Urshela has been through it before, unlike Sanchez, but they both pretty much have “turned the page,” on the Yankees chapter of their career. Still, they were looking forward to the chance of seeing their former teammates.
“It’s gonna be fun playing against my old teammates. A lot of memories of good times, the past three years,” Urshela said “I mean, every year I play there it’s going through my mind, I spend a lot of time there. My best year in my career was with the Yankees. so it’s gonna be fun.”
Urshela went 1-for-3 facing the Yankees for the first time since being dealt. Sanchez, who admitted to some extra adrenaline facing the Yankees, went 0-for-4.
Both said they had turned the page on their Yankees careers, but were grateful for the opportunities they had there. Even though he was a controversial player in New York at the end of his time in pinstripes, Sanchez was nothing but grateful.
“The opportunity to become a professional baseball player and the chance to be in the big leagues and opportunity even after being traded,” Sanchez said of his feelings toward the Yankees.
That doesn’t mean they wouldn’t relish a chance to play spoiler this October.
“Yeah, that would be fun,” Urshela said.
With Giancarlo Stanton out for the last two weeks, the Yankees adjusted their outfield to have Joey Gallo play right field, Aaron Judge at center and Aaron Hicks in right field. It’s an alignment they are still using now that Stanton is back as the designated hitter.
Boone said the outfield has become more flexible and that’s something that has helped them over the last few weeks.
“Obviously I’ve been more and more comfortable with playing Judge in center. So it’s just kind of transitioned a little bit that way, partly because of how the roster has ebbed and flowed a little bit over the last few weeks,” Boone said. “But I’m still comfortable going a lot of different ways and whether that means Joey in left, sliding Hicks back over in center and moving Judge to right which I’ll still do some. The season and roster construction and injury that pops up or a need pops up kind of dictates that sometimes.”
Stanton was the DH Tuesday night, but is expected to play in the outfield during this three game series.
“Probably tomorrow or possibly the next day or we’ll kind of kind of get through today,” Boone said. “He’s going to do a lot of work out there in the outfield today, I know. And then we’ll get through the game tonight and kind of decide.”
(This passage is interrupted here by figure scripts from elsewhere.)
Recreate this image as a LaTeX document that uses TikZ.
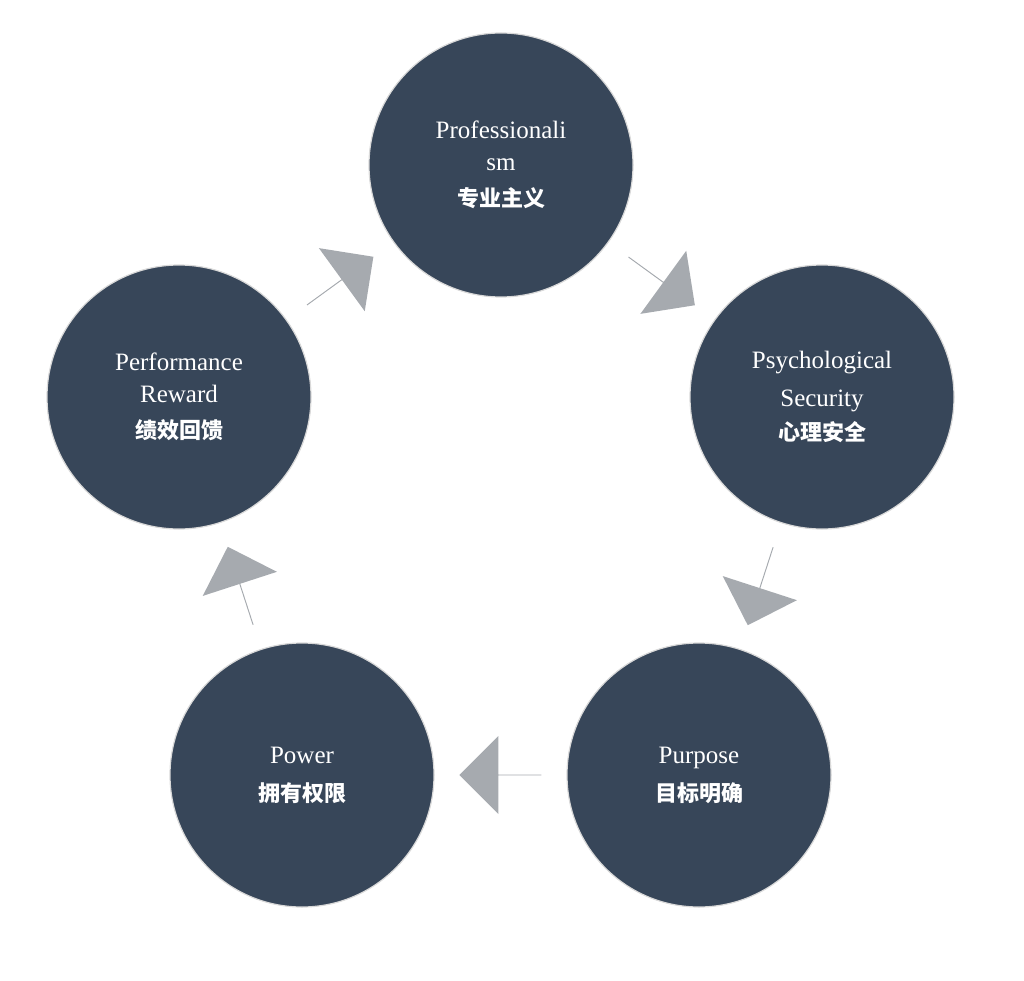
\documentclass[tikz,border=0pt]{standalone}
\usepackage{fontspec}
\setmainfont{Liberation Serif}
\newfontfamily\cjk{Noto Sans CJK SC}
\usetikzlibrary{shapes.arrows,calc}
\definecolor{circ}{HTML}{374659}
\definecolor{arr}{HTML}{A6AAAF}
\begin{document}
\begin{tikzpicture}[x=1pt,y=-1pt,
  c/.style={circle,fill=circ,draw=gray!30,line width=1.2pt,minimum size=264pt,text=white,align=center,font=\fontsize{25}{32}\selectfont},
  a/.style={single arrow,fill=arr,minimum height=82pt,minimum width=78pt,single arrow head extend=16pt,inner sep=0pt}]
\useasboundingbox (0,0) rectangle (1024,981);
\node[c] (p1) at (501,165) {Professionali\\sm\\[4pt]{\cjk\bfseries\fontsize{22}{28}\selectfont 专业主义}};
\node[c] (p2) at (822,397) {Psychological\\[6pt]Security\\[2pt]{\cjk\bfseries\fontsize{22}{28}\selectfont 心理安全}};
\node[c] (p3) at (699,775) {Purpose\\[6pt]{\cjk\bfseries\fontsize{22}{28}\selectfont 目标明确}};
\node[c] (p4) at (302,775) {Power\\[6pt]{\cjk\bfseries\fontsize{22}{28}\selectfont 拥有权限}};
\node[c] (p5) at (179,397) {Performance\\Reward\\[4pt]{\cjk\bfseries\fontsize{22}{28}\selectfont 绩效回馈}};
\node[a,rotate=36] (a1) at ($(p5)!0.5!(p1)$) {};
\node[a,rotate=-36] (a2) at ($(p1)!0.5!(p2)$) {};
\node[a,rotate=-108] (a3) at ($(p2)!0.5!(p3)$) {};
\node[a,rotate=180] (a4) at ($(p3)!0.5!(p4)$) {};
\node[a,rotate=108] (a5) at ($(p4)!0.5!(p5)$) {};
\end{tikzpicture}
\end{document}
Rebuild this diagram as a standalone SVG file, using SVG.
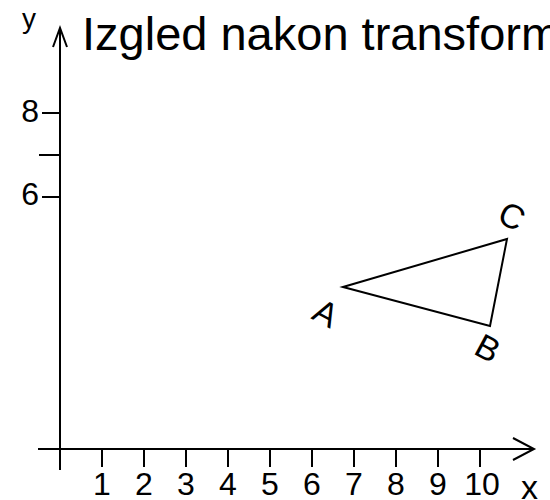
<svg xmlns="http://www.w3.org/2000/svg" width="550" height="500" viewBox="0 0 550 500">
<style>
  .ln{stroke:#000;stroke-width:2;fill:none;stroke-linecap:butt}
  text{font-family:"Liberation Sans",Arial,sans-serif;fill:#000}
  .num{font-size:32px}
  .tick{text-anchor:middle}
  .lab{font-size:34px;text-anchor:middle}
</style>
<rect width="550" height="500" fill="#fff"/>
<g id="title"><text x="82" y="50" style="font-size:47px">Izgled nakon transform</text></g>
<g id="axes">
  <path class="ln" d="M60 470 V28 M53 47 L60 28 L67 47"/>
  <path class="ln" d="M38 449 H534 M513 438 L534 449 L513 460"/>
  <path class="ln" d="M42 113 H60 M39 155 H60 M42 197 H60"/>
  <path class="ln" d="M102 449 V467 M144 449 V467 M186 449 V467 M228 449 V467 M270 449 V467 M312 449 V467 M354 449 V467 M396 449 V467 M438 449 V467 M480 449 V467"/>
</g>
<g id="axis-labels">
  <text x="22" y="28" style="font-size:28px">y</text>
  <text x="521" y="499" style="font-size:34px">x</text>
  <text class="num" x="39" y="122" text-anchor="end">8</text>
  <text class="num" x="39" y="205" text-anchor="end">6</text>
  <text class="num tick" x="102" y="495">1</text>
  <text class="num tick" x="144" y="495">2</text>
  <text class="num tick" x="186" y="495">3</text>
  <text class="num tick" x="228" y="495">4</text>
  <text class="num tick" x="270" y="495">5</text>
  <text class="num tick" x="312" y="495">6</text>
  <text class="num tick" x="354" y="495">7</text>
  <text class="num tick" x="396" y="495">8</text>
  <text class="num tick" x="438" y="495">9</text>
  <text class="num tick" x="482" y="495">10</text>
</g>
<g id="triangle">
  <polygon class="ln" points="343,287 490,326 507,239" stroke-linejoin="miter"/>
</g>
<g id="label-A"><text class="lab" x="326" y="325" transform="rotate(28 326 313)">A</text></g>
<g id="label-B"><text class="lab" x="488" y="360" transform="rotate(28 488 348)">B</text></g>
<g id="label-C"><text class="lab" x="512" y="228" transform="rotate(28 512 216)">C</text></g>
</svg>
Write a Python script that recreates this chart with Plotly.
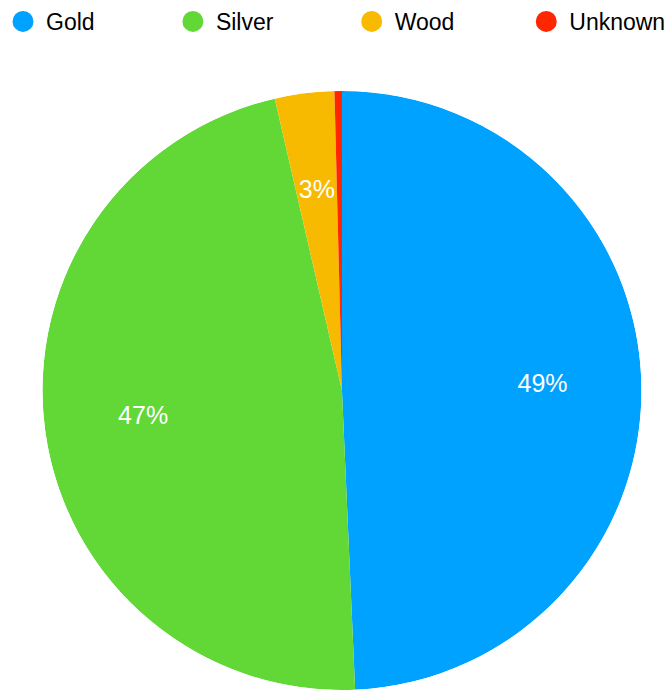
import plotly.graph_objects as go

categories = ["Gold", "Silver", "Wood", "Unknown"]
values = [49.3, 47.1, 3.2, 0.4]
colors = ["#00A2FF", "#61D836", "#F8BA00", "#FF2600"]
show_label = [True, True, True, False]
legend_pad = [11, 11, 10, 0]

total = sum(values)
widths = [v / total * 360 for v in values]
mids = []
acc = 0.0
for w in widths:
    mids.append(acc + w / 2)
    acc += w
labels = [f"{round(v / total * 100)}%" if s else "" for v, s in zip(values, show_label)]

fig = go.Figure()
fig.add_trace(go.Barpolar(
    r=[1] * len(values),
    theta=mids,
    width=widths,
    marker=dict(color=colors, line=dict(width=0)),
    customdata=[round(v / total * 100, 1) for v in values],
    text=categories,
    hovertemplate="%{text}: %{customdata}%<extra></extra>",
    showlegend=False,
))
fig.add_trace(go.Scatterpolar(
    r=[0.67] * len(values),
    theta=mids,
    mode="text",
    text=labels,
    textfont=dict(color="white", size=25, family="Liberation Sans"),
    hoverinfo="skip",
    showlegend=False,
))

for name, col, pad in zip(categories, colors, legend_pad):
    fig.add_trace(go.Scatter(
        x=[None], y=[None], mode="markers",
        name=name + "\u00a0" * pad,
        marker=dict(symbol="circle", size=16, color=col, line=dict(color=col, width=5)),
        showlegend=True,
    ))

fig.update_layout(
    width=671, height=690,
    margin=dict(l=0, r=0, t=0, b=0),
    paper_bgcolor="white",
    plot_bgcolor="white",
    xaxis=dict(visible=False),
    yaxis=dict(visible=False),
    font=dict(family="Liberation Sans", color="black"),
    polar=dict(
        domain=dict(x=[0.0633, 0.9560], y=[0.0, 0.8681]),
        bgcolor="rgba(0,0,0,0)",
        bargap=0,
        angularaxis=dict(visible=False, rotation=90, direction="clockwise",
                         showgrid=False, showline=False),
        radialaxis=dict(visible=False, range=[0, 1], showgrid=False, showline=False),
    ),
    legend=dict(
        orientation="h",
        x=0.012, y=1, xanchor="left", yanchor="top",
        itemwidth=36,
        font=dict(size=23, family="Liberation Sans", color="black"),
        bgcolor="rgba(0,0,0,0)",
        itemclick=False,
    ),
)

fig.write_html("out.html")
Boone has plans after Tuesday night’s game. His good friend — and Yankees former third base coach — Phil Nevin was named the Angels’ interim manager Tuesday.
“I had a missed call. During our staff meeting, then he texted ‘call me ASAP,’ so I called him when I got out of that meeting a couple hours ago. Yes, emotional. Really excited for him,” Boone said. “I think he’ll do great as a manager. …. I think he’s such a great baseball guy. He’s certainly paid his dues. He’s been probably close to landing a job a few different times where he’s probably been that runner up. But he’s poured a lot into this game and I’m happy for him to get an opportunity. And I’ll probably be watching his game tonight when we get back to the hotel.
“Watching the second half (of the Angels game),” Boone said. “I know he’s really excited.”
Jonathan Loaisiga, who is on the injured list with right shoulder inflammation, did not throw Monday as expected.
“He is in Nicaragua. He had a family situation that he had to attend to,” Boone said. “So there’s a chance he could throw there today or tomorrow.”
Loaisiga went on the IL May 25 and was shut down from throwing for at least 10 days.
Aroldis Chapman was throwing on flat ground back in New York on Tuesday and with the injury there is “Nothing that’s holding him back at this point.”
“He’ll probably throw a bullpen when we get back. So I would guess, hopefully maybe that Friday or Saturday he’s throwing in the bullpen,” Boone said. “We’ll see where we’re at.”